Let Your Affection Overflow
Third, I suspect (and this is the main point) that Christians should feel genuine affection for one another. I have been reading 1 Peter a lot lately because I am teaching it to the seminary guys. And it seems to me that Peter is writing to a persecuted, beleaguered church trying to encourage them how to live as exiles in a vast sea of unbelievers who are being very hostile to them. And he is laboring to help them not just show dutiful, sacrificial love to each other, but rather to feel earnest, heartfelt affection to one another. I think that is why he says at the end, “Greet one another with the kiss of love.”
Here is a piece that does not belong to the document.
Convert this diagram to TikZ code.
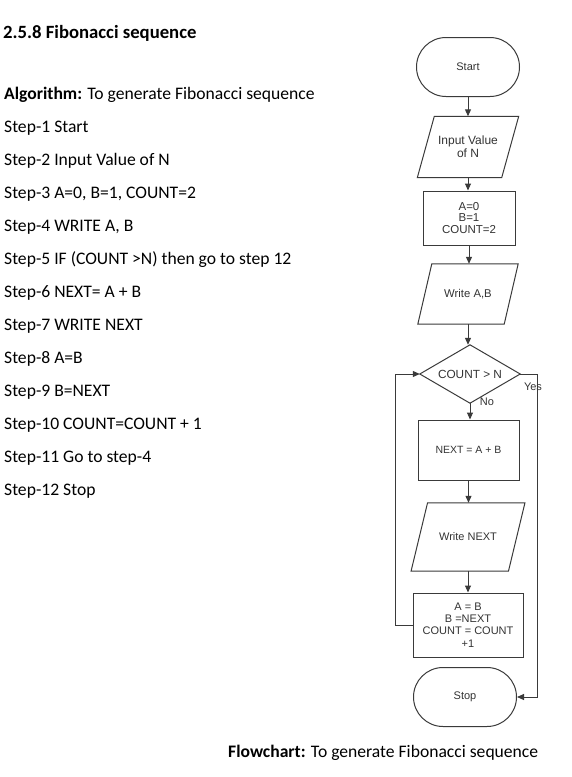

So 1 Peter 1:22 says, “Having purified your souls by obedience to the truth for a sincere brotherly love, love one another earnestly from a pure heart.” Those words are so beyond “treat each other nice” — way beyond that. He is calling for Christians to really have changes of heart, so that when we approach another Christian, our hearts are drawn out in words like this.
This is 1 Peter 3:8: “Have unity of mind, sympathy, brotherly love, a tender heart, and a humble mind.” I mean, three of those — sympathy, brotherly love, tender heart — imply how warm and tender and gentle and kind and affectionate we should be toward brothers and sisters in Christ. Those are amazing words. And that is what Peter wants to see happen.
And I think that is really what is behind both Peter and Paul saying that we should use a holy kiss. He wants us to be demonstrative in real affections, and that is what we should seek to grow in.